Title: Analysis of temperature-dependent electrical characteristics in amorphous In-Ga-Zn-Othin-film transistors using gated-four-probe measurements

Author(s): Jeong, J[Jeong, Jaewook] ; Lee, GJ[Lee, Gwang Jun] ; Kim, J[Kim, Joonwoo] ; Jeong, SM[Jeong, Soon Moon] ; Kim, JH[Kim, Jung-Hye]

DGIST Authors: Jeong, J[Jeong, Jaewook] ; Lee, GJ[Lee, Gwang Jun] ; Kim, J[Kim, Joonwoo] ; Jeong, SM[Jeong, Soon Moon] ; Kim, JH[Kim, Jung-Hye]

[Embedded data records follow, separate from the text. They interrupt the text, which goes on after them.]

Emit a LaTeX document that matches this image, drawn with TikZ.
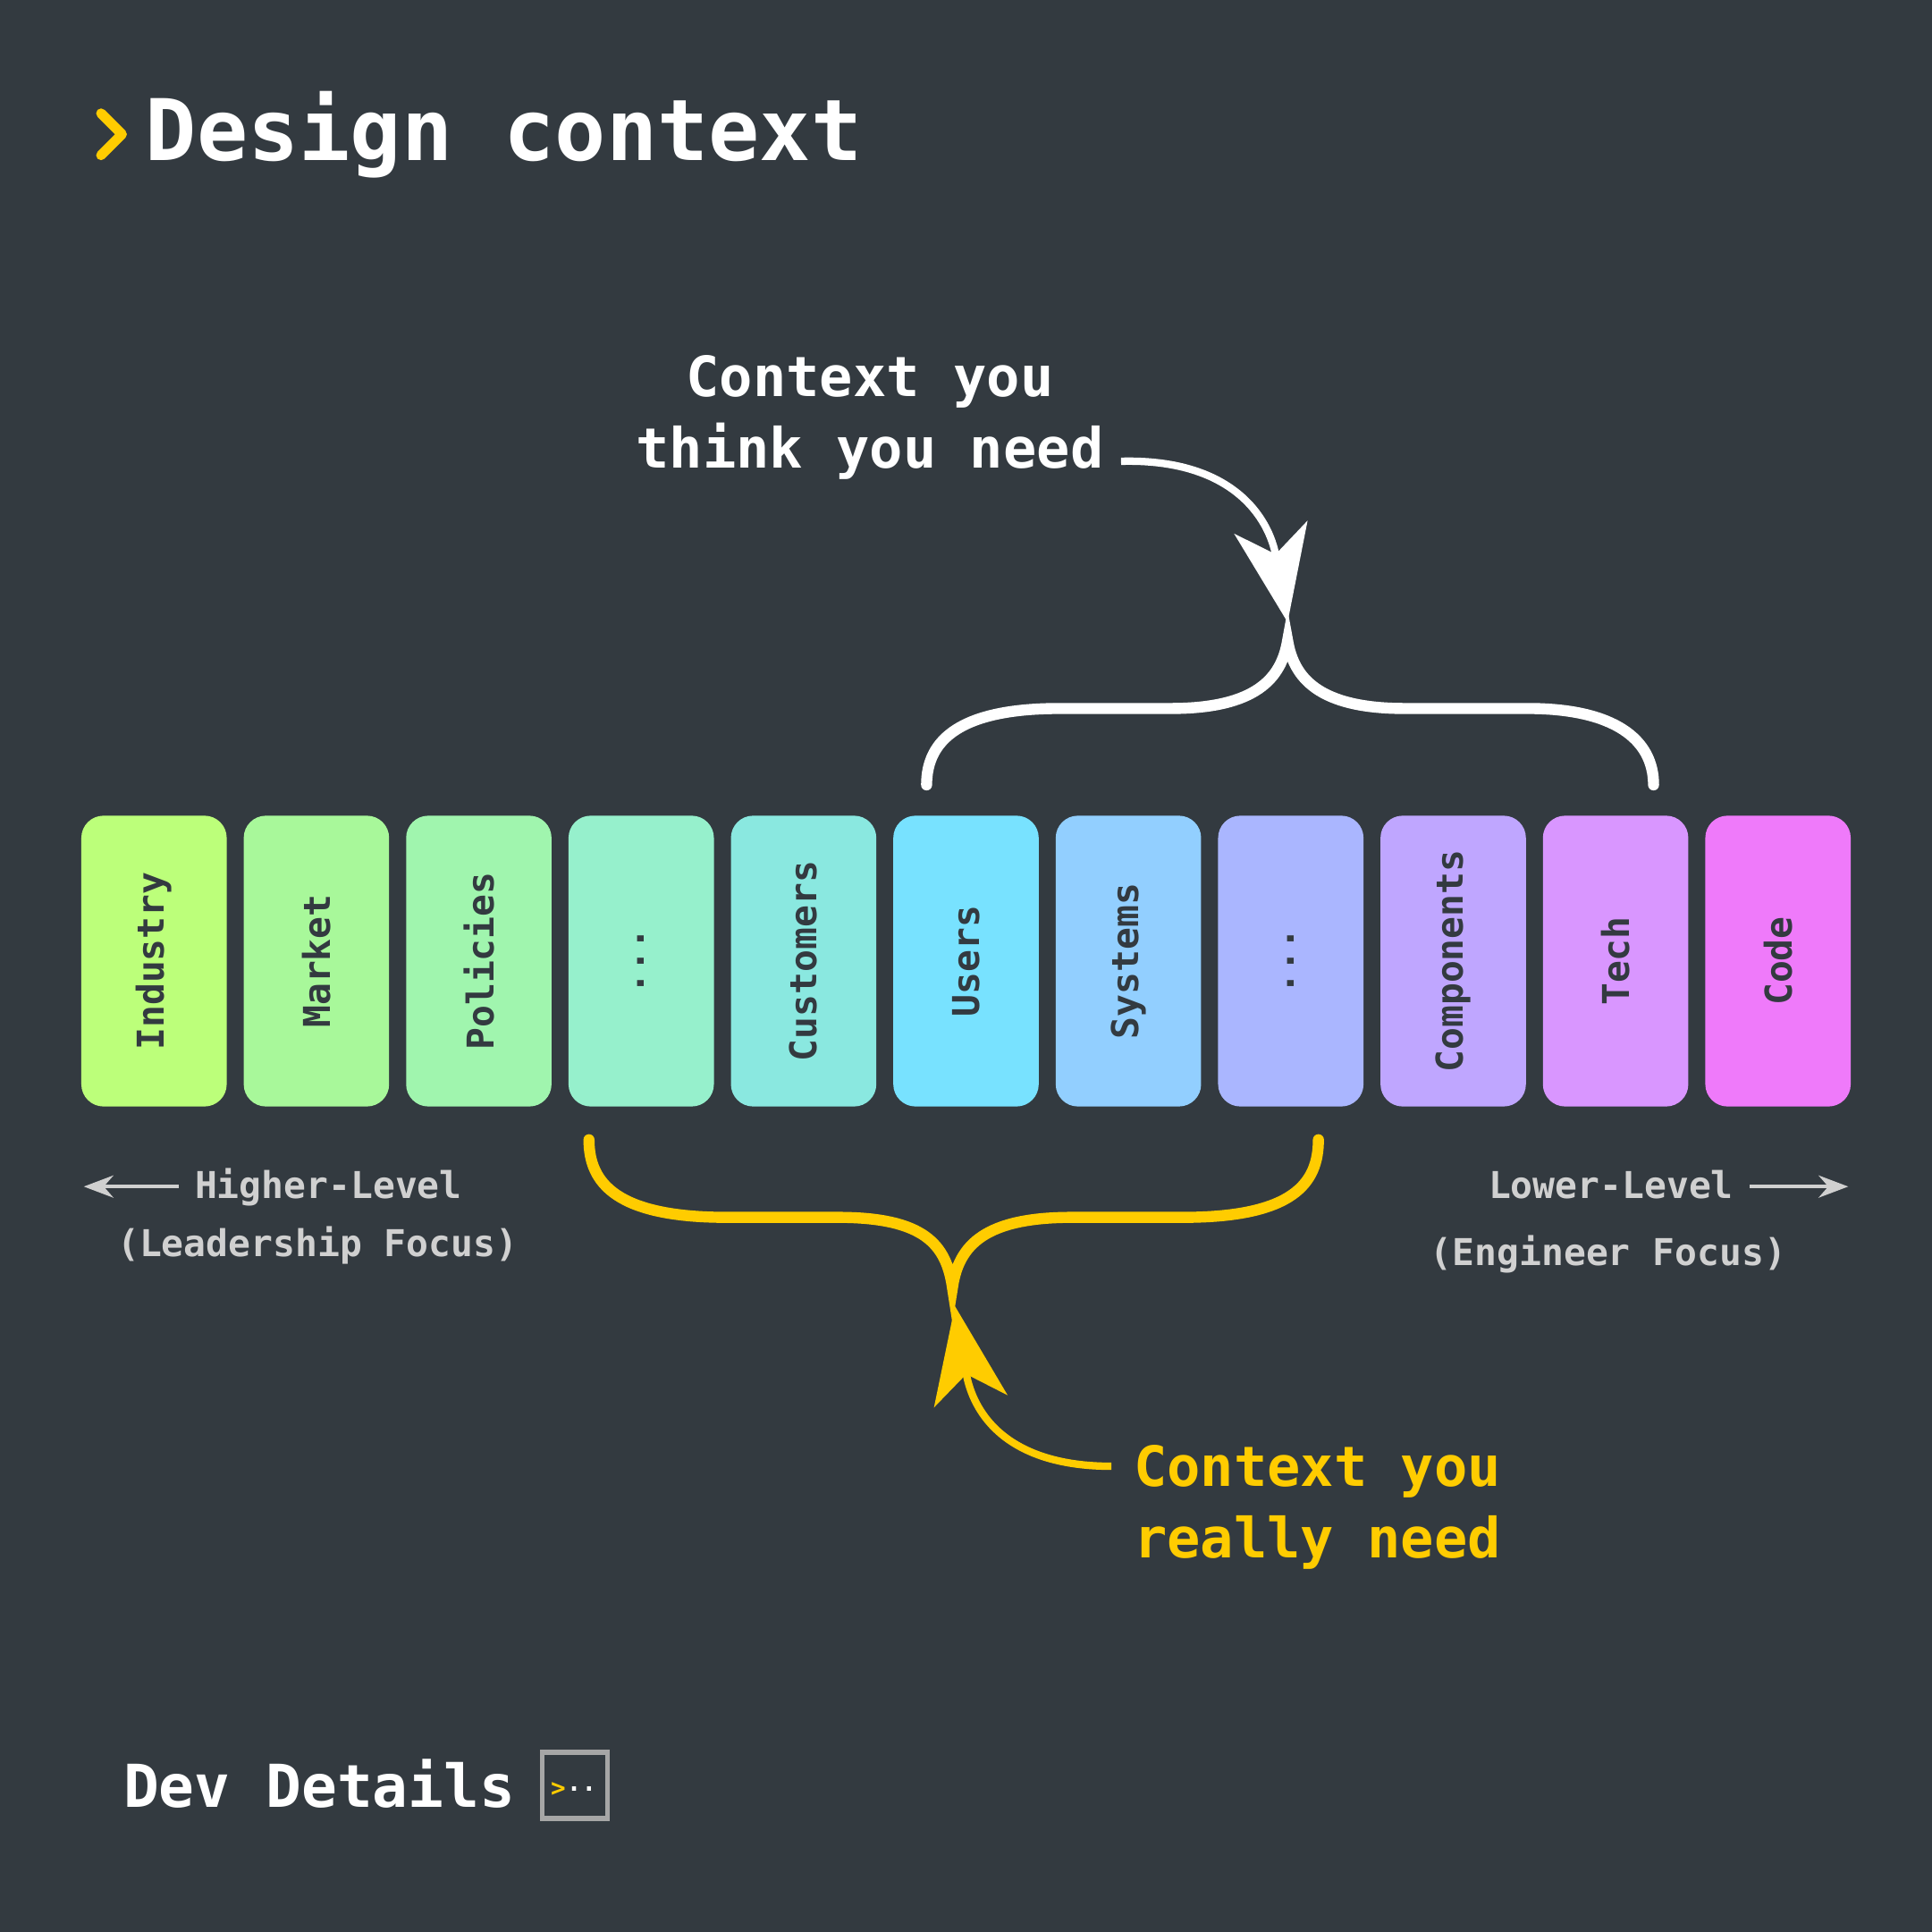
\documentclass[tikz,border=0pt]{standalone}
\usepackage{fontspec}
\setmainfont{DejaVu Sans Mono}
\usetikzlibrary{arrows.meta}
\definecolor{bg}{HTML}{333A40}
\definecolor{yel}{HTML}{FFCC00}
\definecolor{txt}{HTML}{333A40}
\definecolor{gr}{HTML}{D0D0D0}
\definecolor{c1}{HTML}{BCFF7A}\definecolor{c2}{HTML}{A8F89A}\definecolor{c3}{HTML}{A0F5AE}
\definecolor{c4}{HTML}{96F0CC}\definecolor{c5}{HTML}{8AE8E0}\definecolor{c6}{HTML}{78E2FF}
\definecolor{c7}{HTML}{92CFFF}\definecolor{c8}{HTML}{AAB6FF}\definecolor{c9}{HTML}{BFA6FF}
\definecolor{c10}{HTML}{D996FF}\definecolor{c11}{HTML}{EF7AFA}
\tikzset{
 col/.style={fill=#1,rounded corners=18pt,minimum width=118pt,minimum height=236pt,inner sep=0pt},
 lab/.style={rotate=90,font=\fontsize{30}{30}\selectfont\bfseries,text=txt},
 gtext/.style={text=gr,font=\fontsize{30}{30}\selectfont\bfseries,inner sep=0pt},
}
\begin{document}
\begin{tikzpicture}[x=1pt,y=-1pt]
\fill[bg] (0,0) rectangle (1568,1568);
\useasboundingbox (0,0) rectangle (1568,1568);
% title
\draw[yel,line width=8pt,line cap=round,line join=round] (82,92) -- (99,109) -- (82,126);
\node[anchor=base west,inner sep=0pt,text=white,font=\fontsize{69}{69}\selectfont\bfseries] (title) at (118,130) {Design context};
% columns
\foreach \i/\t in {1/Industry,2/Market,3/Policies,4/{...},5/Customers,6/Users,7/Systems,8/{...},9/Components,10/Tech,11/Code}{
  \node[col=c\i] (b\i) at ({125+131.8*(\i-1)},780) {};
  \node[lab] at (b\i) {\t};
}
% white brace
\draw[white,line width=9pt,line cap=round]
 (752,637) .. controls (752,600) and (780,575) .. (860,575) -- (950,575)
 .. controls (1020,575) and (1040,550) .. (1045,520)
 .. controls (1050,550) and (1070,575) .. (1140,575) -- (1240,575)
 .. controls (1310,575) and (1342,600) .. (1342,637);
\coordinate (wtip) at (1045,505);
\node[anchor=base,text=white,font=\fontsize{45}{45}\selectfont\bfseries,inner sep=0pt] (c1t) at (706,322) {Context you};
\node[anchor=base,text=white,font=\fontsize{45}{45}\selectfont\bfseries,inner sep=0pt] (c2t) at (706,380) {think you need};
\draw[white,line width=6pt,-{Stealth[length=78pt,width=60pt,inset=22pt]}]
 ([xshift=14pt,yshift=-8pt]c2t.east) .. controls (1000,372) and (1030,420) .. (wtip);
% yellow brace
\draw[yel,line width=9pt,line cap=round]
 (478,925) .. controls (478,960) and (500,988) .. (590,988) -- (680,988)
 .. controls (750,988) and (768,1010) .. (773,1045)
 .. controls (778,1010) and (800,988) .. (870,988) -- (960,988)
 .. controls (1050,988) and (1070,960) .. (1070,925);
\coordinate (ytip) at (775,1060);
\node[anchor=base west,text=yel,font=\fontsize{45}{45}\selectfont\bfseries,inner sep=0pt] (y1) at (920,1206) {Context you};
\node[anchor=base west,text=yel,font=\fontsize{45}{45}\selectfont\bfseries,inner sep=0pt] (y2) at (920,1264) {really need};
\coordinate (ys) at (902,1190);
\draw[yel,line width=6pt,-{Stealth[length=78pt,width=60pt,inset=22pt]}]
 (ys) .. controls (820,1190) and (790,1150) .. (ytip);
% side labels
\node[gtext,anchor=base west] (hl) at (158,973) {Higher-Level};
\coordinate (hla) at (68,963);
\draw[gr,line width=3pt,-{Stealth[length=24pt,width=18pt]}] (145,963) -- (hla);
\node[gtext,anchor=base west] (lf) at (95,1020) {(Leadership Focus)};
\node[gtext,anchor=base east] (ll) at (1407,973) {Lower-Level};
\coordinate (lla) at (1500,963);
\draw[gr,line width=3pt,-{Stealth[length=24pt,width=18pt]}] (1420,963) -- (lla);
\node[gtext,anchor=base east] (ef) at (1450,1027) {(Engineer Focus)};
% footer
\node[anchor=base west,inner sep=0pt,text=white,font=\fontsize{48}{48}\selectfont\bfseries] (dev) at (100,1467) {Dev Details};
\draw[gray!70,line width=4pt] (440,1422) rectangle (493,1476);
\node[text=yel,font=\fontsize{20}{20}\selectfont\bfseries,inner sep=0pt] (ic) at (453,1452) {>};
\node[text=white,font=\fontsize{20}{20}\selectfont\bfseries,inner sep=0pt] (id) at (472,1452) {..};
\end{tikzpicture}
\end{document}
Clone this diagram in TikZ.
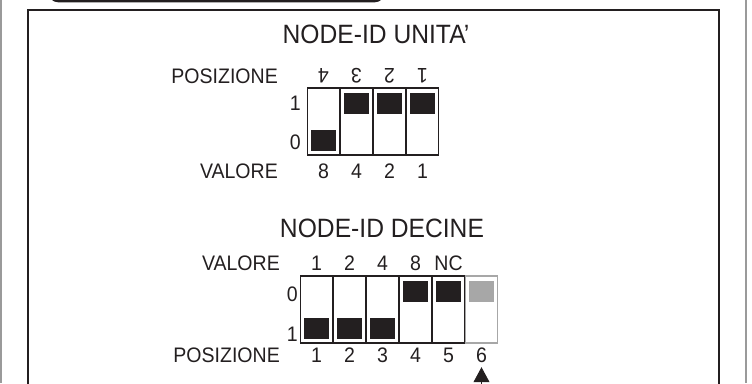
\documentclass[tikz,border=0pt]{standalone}
\usepackage{fontspec}
\setmainfont{Liberation Sans}
\newfontfamily\titlefont[FakeStretch=0.93]{Liberation Sans}
\usetikzlibrary{arrows.meta}
\definecolor{ink}{HTML}{231F20}
\definecolor{pale}{HTML}{A7A7A7}
\definecolor{edge}{HTML}{9A9A9A}

\begin{document}
\begin{tikzpicture}[x=1pt,y=-1pt]
  \tikzset{
    dip cell/.style={draw=ink, line width=1.2pt, minimum width=32pt, minimum height=67pt, inner sep=0pt, outer sep=0pt},
    dip knob/.style={fill=ink, minimum width=25pt, minimum height=21pt, inner sep=0pt, outer sep=0pt},
    caption/.style={font=\titlefont\fontsize{21}{23}\selectfont, text=ink, inner sep=0pt, text height=15pt, text depth=0pt},
    heading/.style={font=\titlefont\fontsize{26.5}{28}\selectfont, text=ink, inner sep=0pt, text height=19pt, text depth=0pt}
  }
  \useasboundingbox (0,0) rectangle (752,383);
  \clip (0,0) rectangle (752,383);

  % frames
  \draw [edge, line width=1.2pt] (1,0) -- (1,383) (746,0) -- (746,383);
  \draw [ink, line width=2pt] (28,400) -- (28,10) -- (719,10) -- (719,400);
  \draw [ink, line width=2.5pt, rounded corners=8pt] (50,-30) rectangle (383,1);

  % unita'
  \node [heading] (title-U) at (376,34) {NODE-ID UNITA’};
  \node [caption, anchor=east] (pos-U) at (278,75.5) {POSIZIONE};
  \node [caption, anchor=east] (val-U) at (278,171) {VALORE};
  \node [caption, anchor=east] (on-U) at (301,103) {1};
  \node [caption, anchor=east] (off-U) at (301,141.5) {0};

  \foreach \i/\pos/\val/\up in {1/4/8/0, 2/3/4/1, 3/2/2/1, 4/1/1/1} {
    \pgfmathsetmacro\cx{323.5+33*(\i-1)}
    \node [dip cell] (cell-U\i) at (\cx,121.5) {};
    \node [caption, rotate=180] (num-U\i) at (\cx,75.5) {\pos};
    \node [caption] (weight-U\i) at (\cx,171) {\val};
    \ifnum\up=1
      \node [dip knob] (knob-U\i) at ([yshift=-15pt]cell-U\i.north) {};
    \else
      \node [dip knob] (knob-U\i) at ([yshift=15pt]cell-U\i.south) {};
    \fi
  }

  % decine
  \node [heading] (title-D) at (382,227.5) {NODE-ID DECINE};
  \node [caption, anchor=east] (val-D) at (280,263) {VALORE};
  \node [caption, anchor=east] (pos-D) at (280,354.5) {POSIZIONE};
  \node [caption, anchor=east] (off-D) at (298,294) {0};
  \node [caption, anchor=east] (on-D) at (298,333.5) {1};

  \foreach \i/\val/\up in {1/1/0, 2/2/0, 3/4/0, 4/8/1, 5/NC/1} {
    \pgfmathsetmacro\cx{316.5+33*(\i-1)}
    \node [dip cell] (cell-D\i) at (\cx,309.5) {};
    \node [caption] (weight-D\i) at (\cx,263) {\val};
    \node [caption] (num-D\i) at (\cx,354.5) {\i};
    \ifnum\up=1
      \node [dip knob] (knob-D\i) at ([yshift=-15pt]cell-D\i.north) {};
    \else
      \node [dip knob] (knob-D\i) at ([yshift=15pt]cell-D\i.south) {};
    \fi
  }

  \node [dip cell, draw=pale] (cell-D6) at (481.5,309.5) {};
  \node [dip knob, fill=pale] (knob-D6) at ([yshift=-15pt]cell-D6.north) {};
  \node [caption] (num-D6) at (481.5,354.5) {6};

  \coordinate (arrow-end) at (481.5,395);
  \draw [ink, line width=0.8pt, -{Triangle[length=15pt,width=16pt]}] (arrow-end) -- ([yshift=-5pt]num-D6.south);
\end{tikzpicture}
\end{document}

Subject: Amorphous Indium-Gallium-Zinc-Oxide (A-IGZO) ; Amorphous Semiconductors ; Electrical Characteristic ; Field-Effect Mobilities ; Junction Barrier ; Parasitic Resistances ; Probes ; Temperature Dependent ; Thin-Film Transistor (TFT) ; Thin-Film Transistors (TFTs) ; Transfer Characteristics

Abstract: We analyzed the temperature-dependent electrical characteristics of amorphous indium gallium zinc oxide (a-IGZO) thin-film transistors (TFTs) using a gated-four-probe method (GFP) with temperatures ranging from 93 to 373 K. The intrinsic field-effect mobility and source/drain parasitic resistance were separately extracted using the GFP method. We found that temperature-dependent transfer characteristics originated from the temperature-dependent intrinsic field-effect mobility of the a-IGZO TFTs. The parasitic resistance was also correlated with the intrinsic-field effect mobility, which decreases as the intrinsic field-effect mobility increases, indicating that access parasitic resistance originated from bulk regions rather than metal/semiconductor junction barrier is a key factor to determine the parasitic resistance of a-IGZO TFTs. © 2013 AIP Publishing LLC.